While Middle Eastern nations adopted Western emphasis on scientific and political advancement, they only inculcated the best for their country instead of imitating the world of the West in totality. Engagement with the Westerners equipped people with superior skills making the country potentially capable of competing with the West. And today, the abundance of oil and other natural resources has elevated the trading status and wealth of nations such as Egypt. 

Despite the flourishing commercial sector of these nations, the political system isn’t thriving today. The U.S., in conjunction with Britain, invaded Iraq to overthrow dictator Saddam Hussein. While the invasion initiated the setup of a parliamentary form of government in Iraq, it also set ablaze insurgencies against the government and the rise of jihadist groups, such as ISIS. 

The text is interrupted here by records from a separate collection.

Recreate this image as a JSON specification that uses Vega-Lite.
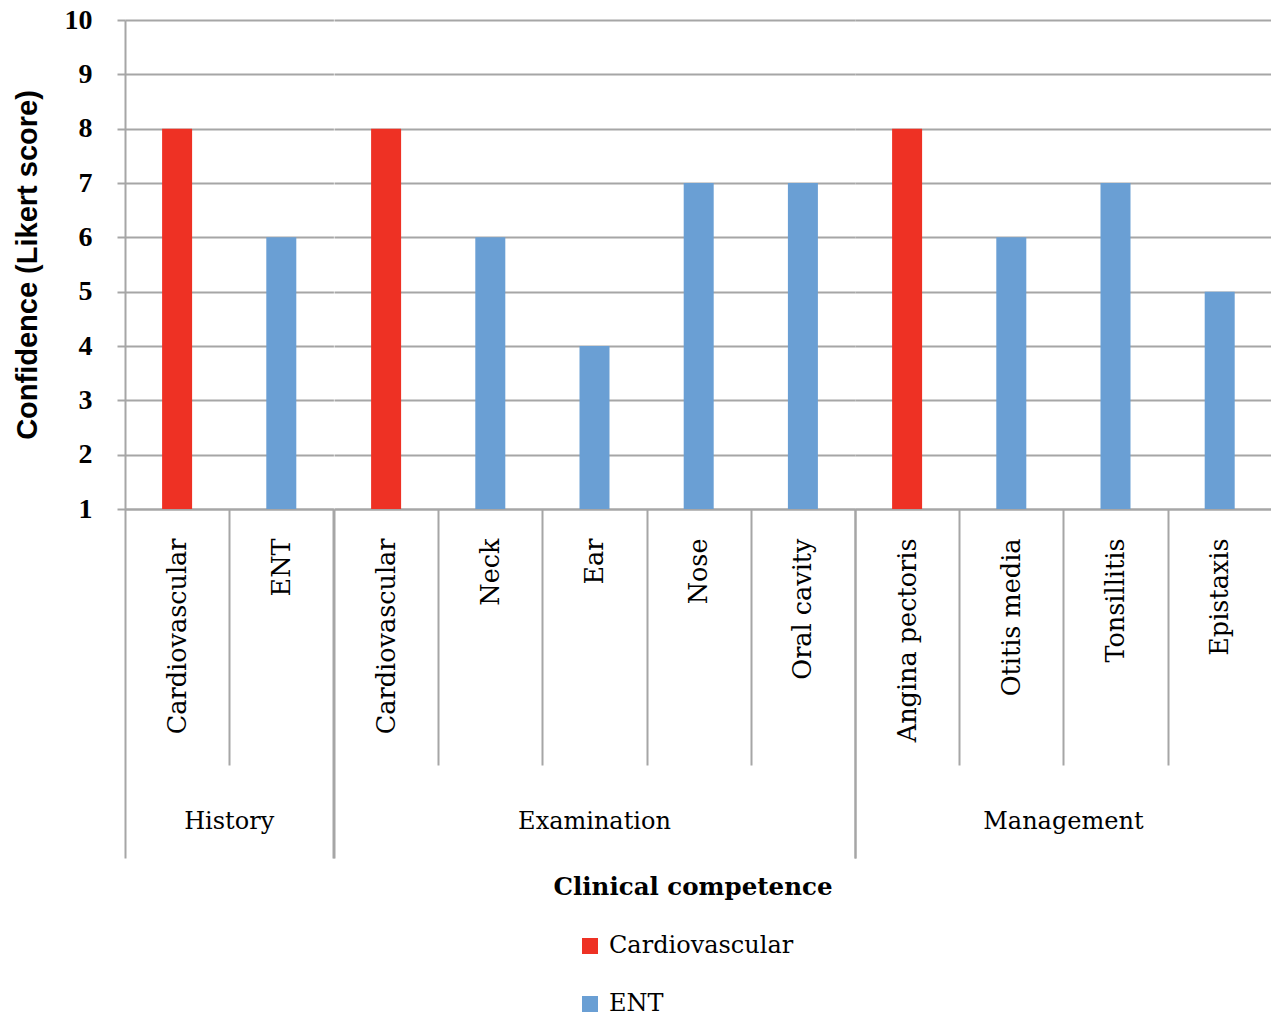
{
  "$schema": "https://vega.github.io/schema/vega-lite/v6.json",
  "padding": {"left": 13, "top": 6, "right": 1, "bottom": 0},
  "background": "white",
  "bounds": "flush",
  "data": {"values": [
    {"group": "History", "item": "Cardiovascular", "series": "Cardiovascular", "value": 8},
    {"group": "History", "item": "ENT", "series": "ENT", "value": 6},
    {"group": "Examination", "item": "Cardiovascular", "series": "Cardiovascular", "value": 8},
    {"group": "Examination", "item": "Neck", "series": "ENT", "value": 6},
    {"group": "Examination", "item": "Ear", "series": "ENT", "value": 4},
    {"group": "Examination", "item": "Nose", "series": "ENT", "value": 7},
    {"group": "Examination", "item": "Oral cavity", "series": "ENT", "value": 7},
    {"group": "Management", "item": "Angina pectoris", "series": "Cardiovascular", "value": 8},
    {"group": "Management", "item": "Otitis media", "series": "ENT", "value": 6},
    {"group": "Management", "item": "Tonsillitis", "series": "ENT", "value": 7},
    {"group": "Management", "item": "Epistaxis", "series": "ENT", "value": 5}
  ]},
  "facet": {
    "column": {
      "field": "group", "type": "nominal",
      "sort": ["History", "Examination", "Management"],
      "header": {
        "title": "Clinical competence", "titleOrient": "bottom",
        "labelOrient": "bottom",
        "labelFont": "DejaVu Serif", "labelFontSize": 24, "labelColor": "black",
        "labelPadding": 301,
        "titleFont": "DejaVu Serif", "titleFontWeight": "bold", "titleFontSize": 24.5,
        "titleColor": "black", "titlePadding": 32
      }
    }
  },
  "spacing": 0,
  "resolve": {"scale": {"x": "independent"}},
  "spec": {
    "width": {"step": 104.2},
    "height": 489,
    "mark": {"type": "bar", "width": 30},
    "encoding": {
      "x": {
        "field": "item", "type": "nominal", "sort": null, "title": null,
        "scale": {"paddingInner": 0, "paddingOuter": 0},
        "axis": {
          "labelAngle": -90, "labelFont": "DejaVu Serif", "labelFontSize": 25.5,
          "labelColor": "black", "labelLimit": 400,
          "labelPadding": {"condition": {"test": "datum.index === 1", "value": -320}, "value": -227},
          "domainColor": "#a6a6a6", "domainWidth": 2,
          "tickBand": "extent", "tickColor": "#a6a6a6", "tickWidth": 2,
          "tickSize": {"condition": {"test": "datum.index === 1 || datum.extra", "value": 349}, "value": 256}
        }
      },
      "y": {
        "field": "value", "type": "quantitative",
        "scale": {"domain": [1, 10], "zero": false, "nice": false},
        "axis": {
          "values": [1, 2, 3, 4, 5, 6, 7, 8, 9, 10],
          "title": "Confidence (Likert score)",
          "titleFont": "Liberation Sans", "titleFontWeight": "bold", "titleFontSize": 29,
          "titleColor": "black", "titlePadding": 22,
          "labelFont": "Liberation Serif", "labelFontWeight": "bold", "labelFontSize": 28,
          "labelColor": "black", "labelPadding": 25,
          "domainColor": "#a6a6a6", "domainWidth": 2,
          "tickColor": "#a6a6a6", "tickWidth": 2, "tickSize": 8,
          "gridColor": "#a6a6a6", "gridWidth": 2
        }
      },
      "y2": {"datum": 1},
      "color": {
        "field": "series", "type": "nominal",
        "scale": {"domain": ["Cardiovascular", "ENT"], "range": ["#ee3124", "#6a9fd4"]},
        "legend": {
          "title": null, "orient": "none", "legendX": 453, "legendY": 914,
          "direction": "vertical", "symbolType": "square", "symbolSize": 256,
          "symbolStrokeWidth": 0, "labelFont": "DejaVu Serif", "labelFontSize": 24,
          "labelColor": "black", "rowPadding": 34, "labelOffset": 7, "padding": 0,
          "labelLimit": 400
        }
      }
    }
  },
  "config": {"view": {"stroke": null}}
}
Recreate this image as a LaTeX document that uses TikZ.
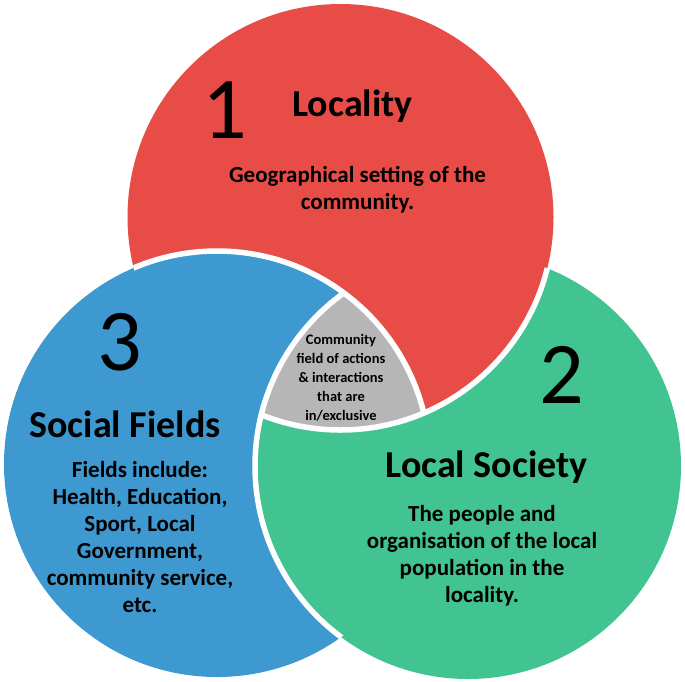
\documentclass[tikz,border=0pt]{standalone}
\usepackage{fontspec}
\setmainfont{Carlito}
\usepackage{tikz}
\definecolor{localityred}{RGB}{232,76,70}
\definecolor{fieldsblue}{RGB}{61,153,207}
\definecolor{societygreen}{RGB}{65,196,145}
\definecolor{coregray}{RGB}{182,182,182}
\newcommand{\circrad}{213pt}
\tikzset{
  ring/.style={draw=white, line width=5.5pt},
  numtext/.style={anchor=base, font=\fontsize{88}{88}\selectfont},
  titletext/.style={anchor=base, font=\fontsize{38}{38}\selectfont\bfseries},
  bodytext/.style={anchor=base, align=center, font=\fontsize{23}{27}\selectfont\bfseries},
  coretext/.style={anchor=base, align=center, font=\fontsize{14.5}{19}\selectfont\bfseries}
}

\begin{document}
\begin{tikzpicture}[x=1pt,y=-1pt]
\useasboundingbox (0,0) rectangle (685,681);
\coordinate (locality) at (340.5,217);
\coordinate (fields) at (217,464);
\coordinate (society) at (468,466);

% the three circles
\fill[fieldsblue] (fields) circle[radius=\circrad];
\fill[societygreen] (society) circle[radius=\circrad];
\begin{scope}[even odd rule]
\clip (0,0) rectangle (685,681) (fields) circle[radius=\circrad];
\fill[localityred] (locality) circle[radius=\circrad];
\end{scope}
% common part
\begin{scope}
\clip (locality) circle[radius=\circrad];
\clip (fields) circle[radius=\circrad];
\fill[coregray] (society) circle[radius=\circrad];
\end{scope}
% white edges
\begin{scope}
\clip (locality) circle[radius=\circrad];
\draw[ring] (fields) circle[radius=\circrad];
\end{scope}
\begin{scope}
\clip (fields) circle[radius=\circrad];
\draw[ring] (society) circle[radius=\circrad];
\end{scope}
\begin{scope}
\clip (society) circle[radius=\circrad];
\draw[ring] (locality) circle[radius=\circrad];
\end{scope}

% texts (base = last line)
\node[numtext] (one) at (225,138) {1};
\node[titletext] (localitytitle) at (352.5,116) {Locality};
\node[bodytext] (localitybody) at (357.5,209) {Geographical setting of the\\community.};

\node[numtext] (three) at (120,370) {3};
\node[titletext] (fieldstitle) at (125,437) {Social Fields};
\node[bodytext] (fieldsbody) at (140,612) {Fields include:\\Health, Education,\\Sport, Local\\Government,\\community service,\\etc.};

\node[numtext] (two) at (562,403) {2};
\node[titletext] (societytitle) at (486.5,477) {Local Society};
\node[bodytext] (societybody) at (482,602) {The people and\\organisation of the local\\population in the\\locality.};

\node[coretext] (coretitle) at (341,420) {Community\\field of actions\\\& interactions\\that are\\in/exclusive};
\end{tikzpicture}
\end{document}
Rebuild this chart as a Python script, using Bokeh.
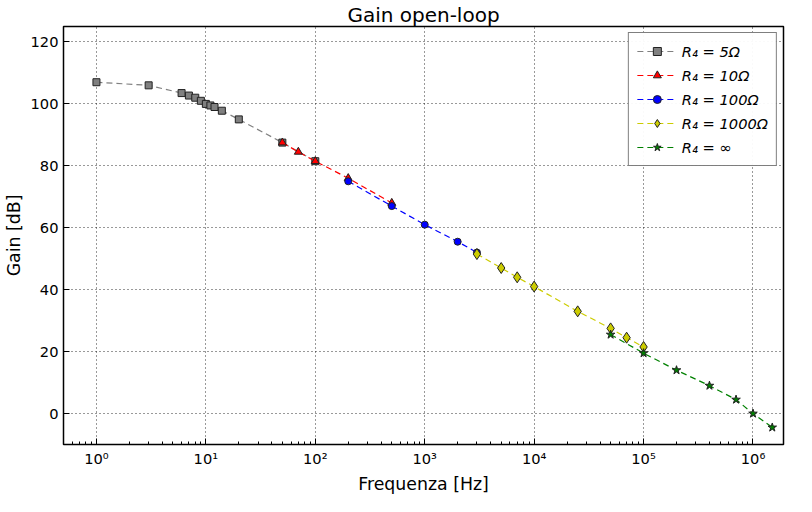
from bokeh.plotting import figure
from bokeh.models import Range1d, CustomJSTickFormatter, Legend
from bokeh.embed import file_html
from bokeh.resources import INLINE

# R4 = 5 ohm
f_5 = [1, 3, 6, 7, 8, 9, 10, 11, 12, 14, 20, 50, 100]
g_5 = [107, 106, 103.5, 102.7, 102, 101, 100, 99.5, 99, 97.8, 95, 87.5, 81.5]
# R4 = 10 ohm
f_10 = [50, 70, 100, 200, 500]
g_10 = [87.5, 84.5, 81.5, 76, 68]
# R4 = 100 ohm
f_100 = [200, 500, 1000, 2000, 3000]
g_100 = [75, 67, 61, 55.5, 52]
# R4 = 1000 ohm
f_1000 = [3000, 5000, 7000, 10000, 25000, 50000, 70000, 100000]
g_1000 = [51.5, 47, 44, 41, 33, 27.5, 24.5, 21.5]
# R4 = inf
f_inf = [50000, 100000, 200000, 400000, 700000, 1000000, 1500000]
g_inf = [25.5, 19.5, 14, 9, 4.5, 0, -4.5]

series = [
    ("R₄ = 5Ω", f_5, g_5, "gray", "square", 7),
    ("R₄ = 10Ω", f_10, g_10, "red", "triangle", 8),
    ("R₄ = 100Ω", f_100, g_100, "blue", "circle", 7),
    ("R₄ = 1000Ω", f_1000, g_1000, "#cccc00", "diamond", 11),
    ("R₄ = ∞", f_inf, g_inf, "green", "star", 9),
]

p = figure(width=796, height=496, x_axis_type="log",
           x_range=Range1d(0.5, 1.9e6), y_range=Range1d(-10, 125),
           title="Gain open-loop", output_backend="svg", toolbar_location=None,
           min_border_left=57, min_border_right=13, min_border_top=10, min_border_bottom=40)
p.title.align = "center"
p.title.text_font = "DejaVu Sans"
p.title.text_font_size = "15pt"
p.title.text_font_style = "normal"
p.title.text_color = "black"
p.title.standoff = 0
p.outline_line_color = "black"
p.outline_line_width = 1.5

items = []
for name, xs, ys, col, mk, sz in series:
    r1 = p.line(xs, ys, line_color=col, line_dash="6 4", line_width=1.2)
    r2 = p.scatter(xs, ys, marker=mk, size=sz, fill_color=col, line_color="#222222")
    items.append((name, [r1, r2]))

leg = Legend(items=items, location="top_right", border_line_color="black",
             label_text_font="DejaVu Sans", label_text_font_size="11pt",
             label_text_font_style="italic", label_text_color="black",
             glyph_width=40, spacing=4, padding=8, margin=6)
p.add_layout(leg)

for ax in (p.xaxis, p.yaxis):
    ax.axis_label_text_font = "DejaVu Sans"
    ax.axis_label_text_font_size = "13pt"
    ax.axis_label_text_font_style = "normal"
    ax.axis_label_text_color = "black"
    ax.axis_label_standoff = 4
    ax.major_label_text_font = "DejaVu Sans"
    ax.major_label_text_font_size = "11pt"
    ax.major_label_text_color = "black"
    ax.major_tick_in = 6
    ax.major_tick_out = 0
    ax.minor_tick_in = 3
    ax.minor_tick_out = 0
p.xaxis.axis_label = "Frequenza [Hz]"
p.yaxis.axis_label = "Gain [dB]"
p.yaxis.ticker = [0, 20, 40, 60, 80, 100, 120]
p.xaxis.ticker.desired_num_ticks = 8
p.xaxis.formatter = CustomJSTickFormatter(code="""
const sup = {'0':'⁰','1':'¹','2':'²','3':'³','4':'⁴','5':'⁵','6':'⁶','7':'⁷','-':'⁻'};
const e = Math.round(Math.log10(tick));
return '10' + String(e).split('').map(c => sup[c]).join('');
""")
p.grid.grid_line_color = "black"
p.grid.grid_line_dash = "1 3"
p.grid.grid_line_alpha = 0.8

open("out.html", "w").write(file_html(p, INLINE))
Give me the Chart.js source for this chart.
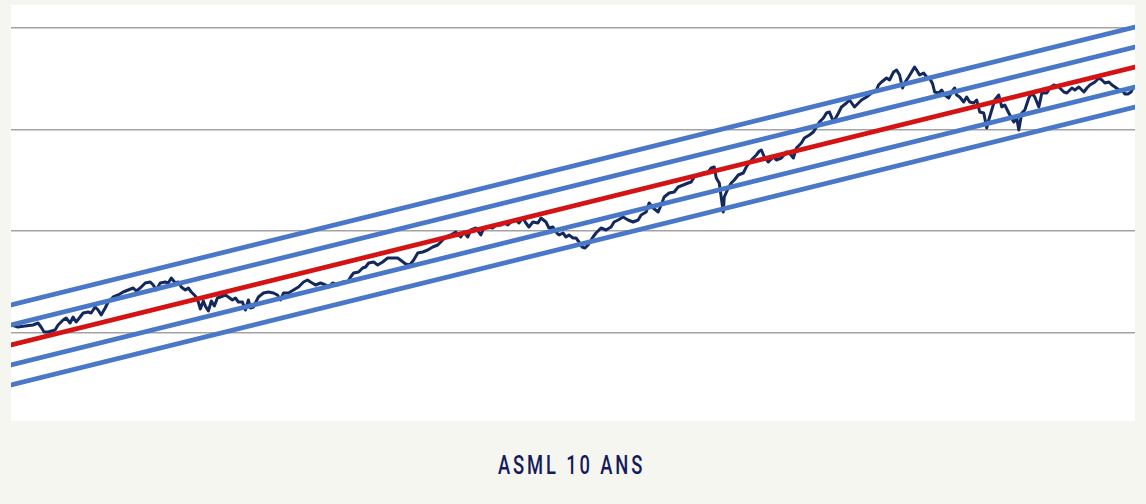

While U.S. intervened in Iraq under the guise of humanitarian goals, the circumstances didn’t move toward betterment. Moreover, the invading countries haven’t demonstrated an initiative for rectifying the situation. 

Actions of these so-called powerful countries show the game of establishing superiority hasn’t receded. Countries edge and elbow each other to win international dominance: whether that be on military power, politics or economic matters.

Over the years, people from these countries have migrated to countries of the West that are supposedly secure with proper law enforcement. Unfortunately, they aren’t received openly, struggle to be documented immigrants and are denied their rights. It’s hard to deny that immigrants experience unequal treatment in the U.S. and not all of them find a place for themselves.

In this race to be the most powerful nation, humanitarian actions are no longer innate. 

Intervening for selfish interests by overlooking human responsibility doesn’t make a nation more powerful. Although the human species is a single community, divisions have been drawn as provinces, countries and continents. It’s thus imperative and obligatory to openly provide selfless assistance of an unworldly nature looking beyond the contrived boundaries.